(WRITTEN EXERCISE): Collect every line in the records below that contains the word "this".

(EXCERPTED RECORDS):

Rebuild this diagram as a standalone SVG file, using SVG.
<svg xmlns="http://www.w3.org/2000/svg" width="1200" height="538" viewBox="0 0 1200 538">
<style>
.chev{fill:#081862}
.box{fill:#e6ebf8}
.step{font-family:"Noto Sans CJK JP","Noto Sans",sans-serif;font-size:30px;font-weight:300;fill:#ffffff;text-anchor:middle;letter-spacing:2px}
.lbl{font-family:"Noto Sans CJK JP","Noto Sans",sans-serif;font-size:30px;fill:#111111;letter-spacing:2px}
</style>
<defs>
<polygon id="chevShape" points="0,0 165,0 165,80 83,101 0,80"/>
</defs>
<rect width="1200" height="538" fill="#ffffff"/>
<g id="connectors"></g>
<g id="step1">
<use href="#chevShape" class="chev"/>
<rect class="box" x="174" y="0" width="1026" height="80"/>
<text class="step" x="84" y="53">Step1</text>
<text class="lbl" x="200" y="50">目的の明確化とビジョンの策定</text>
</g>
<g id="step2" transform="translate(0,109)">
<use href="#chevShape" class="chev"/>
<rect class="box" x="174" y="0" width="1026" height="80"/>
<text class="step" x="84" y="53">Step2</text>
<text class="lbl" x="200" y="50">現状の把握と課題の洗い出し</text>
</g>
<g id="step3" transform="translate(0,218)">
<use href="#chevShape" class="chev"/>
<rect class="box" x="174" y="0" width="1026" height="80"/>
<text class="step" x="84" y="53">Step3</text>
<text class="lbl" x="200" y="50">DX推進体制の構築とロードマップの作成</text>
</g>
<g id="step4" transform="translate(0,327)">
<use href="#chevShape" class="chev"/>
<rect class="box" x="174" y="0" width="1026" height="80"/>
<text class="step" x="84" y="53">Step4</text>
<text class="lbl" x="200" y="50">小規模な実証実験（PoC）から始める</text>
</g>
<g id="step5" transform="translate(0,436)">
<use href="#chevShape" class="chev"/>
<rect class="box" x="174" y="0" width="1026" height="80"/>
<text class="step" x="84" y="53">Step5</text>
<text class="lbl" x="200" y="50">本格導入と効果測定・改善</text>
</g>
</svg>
--
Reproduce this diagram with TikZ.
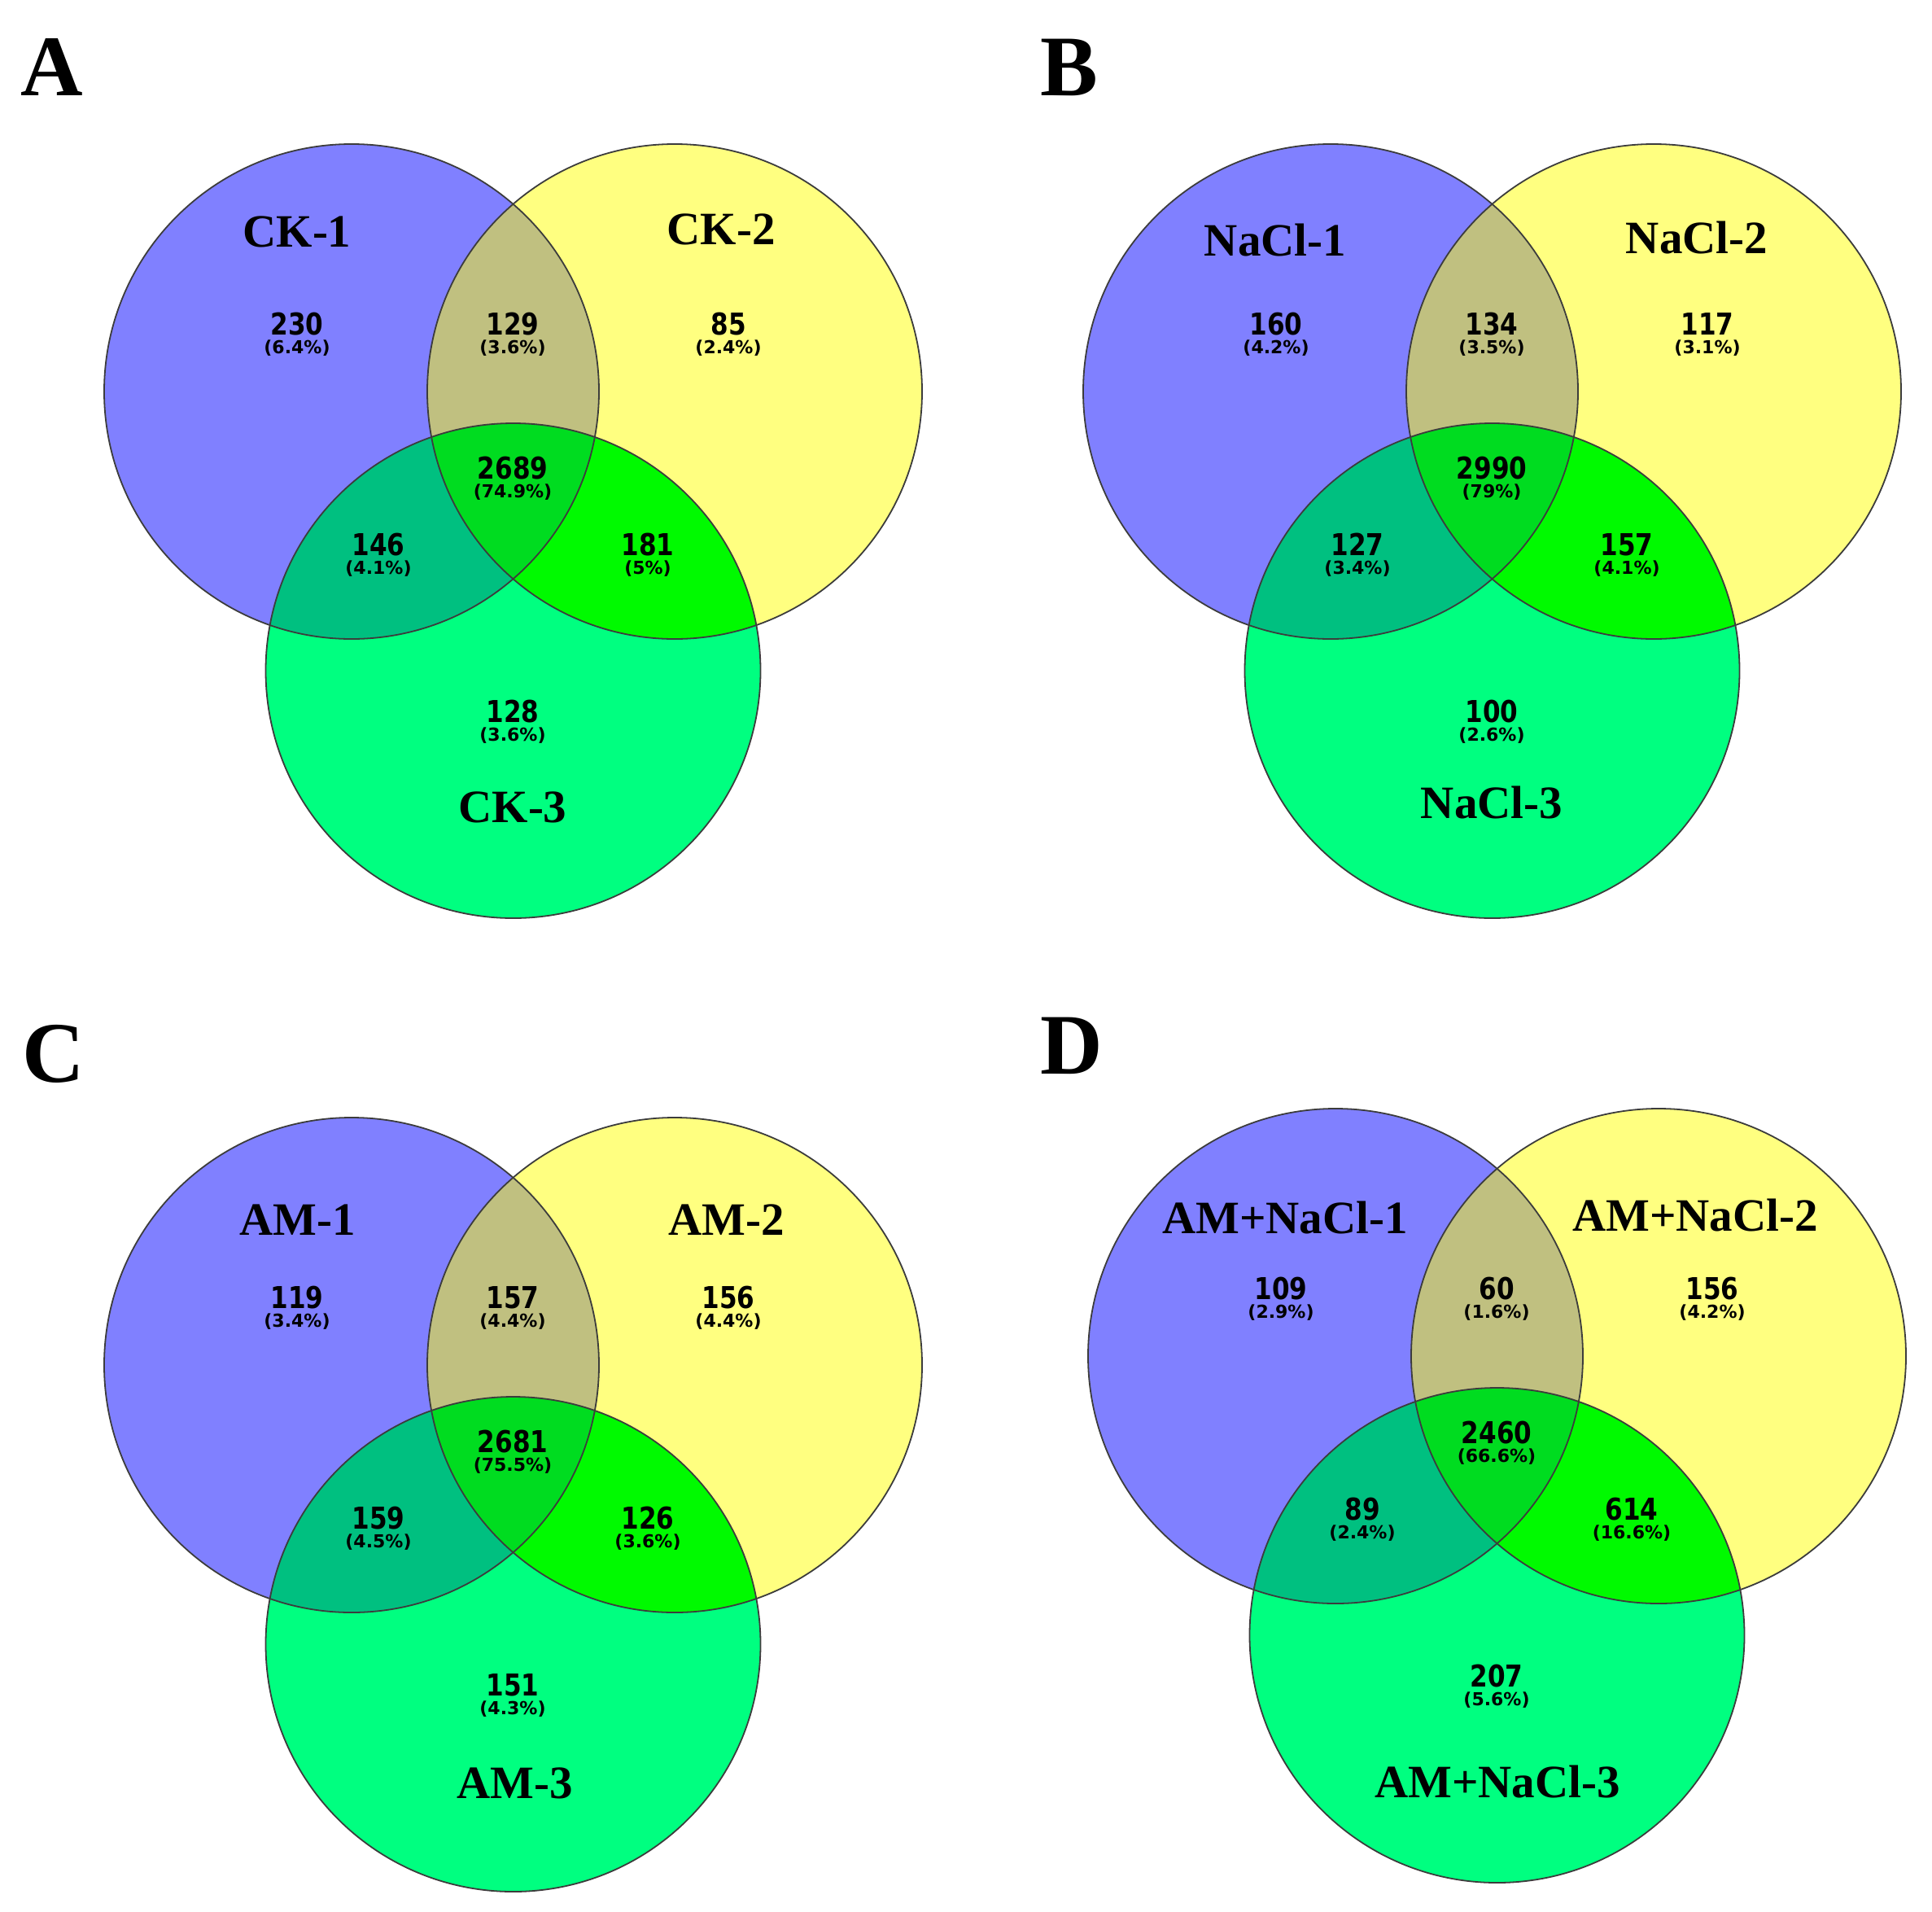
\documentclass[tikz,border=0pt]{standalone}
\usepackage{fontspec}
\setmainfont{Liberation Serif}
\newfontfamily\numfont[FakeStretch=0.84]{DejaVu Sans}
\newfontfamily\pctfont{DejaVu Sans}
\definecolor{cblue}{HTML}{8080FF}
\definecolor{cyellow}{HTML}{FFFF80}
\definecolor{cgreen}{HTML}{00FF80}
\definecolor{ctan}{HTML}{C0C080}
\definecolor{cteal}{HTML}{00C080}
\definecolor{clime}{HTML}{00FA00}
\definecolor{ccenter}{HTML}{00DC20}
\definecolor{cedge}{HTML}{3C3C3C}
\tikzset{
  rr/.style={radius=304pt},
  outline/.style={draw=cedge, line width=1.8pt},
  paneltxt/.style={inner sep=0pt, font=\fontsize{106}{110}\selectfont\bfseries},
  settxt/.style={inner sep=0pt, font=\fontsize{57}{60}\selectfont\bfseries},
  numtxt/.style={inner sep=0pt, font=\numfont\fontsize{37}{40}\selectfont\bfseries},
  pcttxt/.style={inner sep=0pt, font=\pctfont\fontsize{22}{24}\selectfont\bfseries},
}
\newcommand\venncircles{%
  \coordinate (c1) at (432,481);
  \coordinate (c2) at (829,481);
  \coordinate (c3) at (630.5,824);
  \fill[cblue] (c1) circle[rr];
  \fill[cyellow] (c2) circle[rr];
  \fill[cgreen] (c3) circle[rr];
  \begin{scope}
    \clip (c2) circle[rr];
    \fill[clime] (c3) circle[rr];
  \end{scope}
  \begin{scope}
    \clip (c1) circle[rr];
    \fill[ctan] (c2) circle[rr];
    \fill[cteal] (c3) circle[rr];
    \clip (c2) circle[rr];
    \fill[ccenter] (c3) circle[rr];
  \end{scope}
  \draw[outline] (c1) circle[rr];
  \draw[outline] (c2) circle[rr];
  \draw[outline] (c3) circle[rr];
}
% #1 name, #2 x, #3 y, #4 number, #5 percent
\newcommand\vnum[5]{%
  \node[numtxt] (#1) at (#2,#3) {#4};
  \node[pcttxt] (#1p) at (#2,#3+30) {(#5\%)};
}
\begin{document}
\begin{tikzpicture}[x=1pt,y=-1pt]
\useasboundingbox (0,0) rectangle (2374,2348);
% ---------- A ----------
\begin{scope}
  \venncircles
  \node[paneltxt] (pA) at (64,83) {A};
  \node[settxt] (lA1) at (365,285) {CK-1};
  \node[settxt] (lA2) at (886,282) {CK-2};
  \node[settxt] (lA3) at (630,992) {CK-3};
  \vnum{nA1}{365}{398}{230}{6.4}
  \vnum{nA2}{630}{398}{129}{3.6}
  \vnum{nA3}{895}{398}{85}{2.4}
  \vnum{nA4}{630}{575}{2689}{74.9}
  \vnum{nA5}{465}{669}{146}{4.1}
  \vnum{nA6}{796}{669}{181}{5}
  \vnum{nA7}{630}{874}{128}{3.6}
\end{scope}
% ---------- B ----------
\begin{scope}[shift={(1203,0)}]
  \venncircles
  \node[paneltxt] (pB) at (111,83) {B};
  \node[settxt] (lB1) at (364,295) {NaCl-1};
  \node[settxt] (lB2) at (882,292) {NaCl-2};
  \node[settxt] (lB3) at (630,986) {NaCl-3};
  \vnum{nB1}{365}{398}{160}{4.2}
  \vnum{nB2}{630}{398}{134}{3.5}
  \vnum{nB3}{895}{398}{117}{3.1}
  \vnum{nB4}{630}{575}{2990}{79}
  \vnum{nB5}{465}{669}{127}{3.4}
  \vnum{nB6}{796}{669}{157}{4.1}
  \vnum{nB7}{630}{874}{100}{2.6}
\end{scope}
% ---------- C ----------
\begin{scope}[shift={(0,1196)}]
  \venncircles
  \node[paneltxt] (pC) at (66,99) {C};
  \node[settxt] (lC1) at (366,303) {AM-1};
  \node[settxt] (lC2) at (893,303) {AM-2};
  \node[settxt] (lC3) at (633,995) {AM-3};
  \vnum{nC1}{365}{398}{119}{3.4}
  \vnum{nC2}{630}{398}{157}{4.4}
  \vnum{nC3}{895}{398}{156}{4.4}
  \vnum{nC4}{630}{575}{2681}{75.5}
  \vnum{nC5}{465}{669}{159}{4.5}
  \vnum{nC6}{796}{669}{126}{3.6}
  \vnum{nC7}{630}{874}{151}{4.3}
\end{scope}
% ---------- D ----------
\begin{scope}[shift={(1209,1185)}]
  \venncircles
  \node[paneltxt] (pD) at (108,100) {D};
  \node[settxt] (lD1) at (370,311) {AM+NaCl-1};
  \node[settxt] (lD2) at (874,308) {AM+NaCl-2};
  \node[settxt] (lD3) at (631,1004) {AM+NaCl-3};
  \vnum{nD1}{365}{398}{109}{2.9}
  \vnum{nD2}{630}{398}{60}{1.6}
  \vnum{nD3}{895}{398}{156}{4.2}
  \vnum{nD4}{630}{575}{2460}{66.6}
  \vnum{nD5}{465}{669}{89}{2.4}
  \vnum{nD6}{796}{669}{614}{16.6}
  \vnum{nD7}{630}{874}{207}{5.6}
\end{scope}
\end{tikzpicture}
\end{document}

(SOLVED EXERCISE):
Rebuild this diagram as a standalone SVG file, using SVG.
Reproduce this diagram with TikZ.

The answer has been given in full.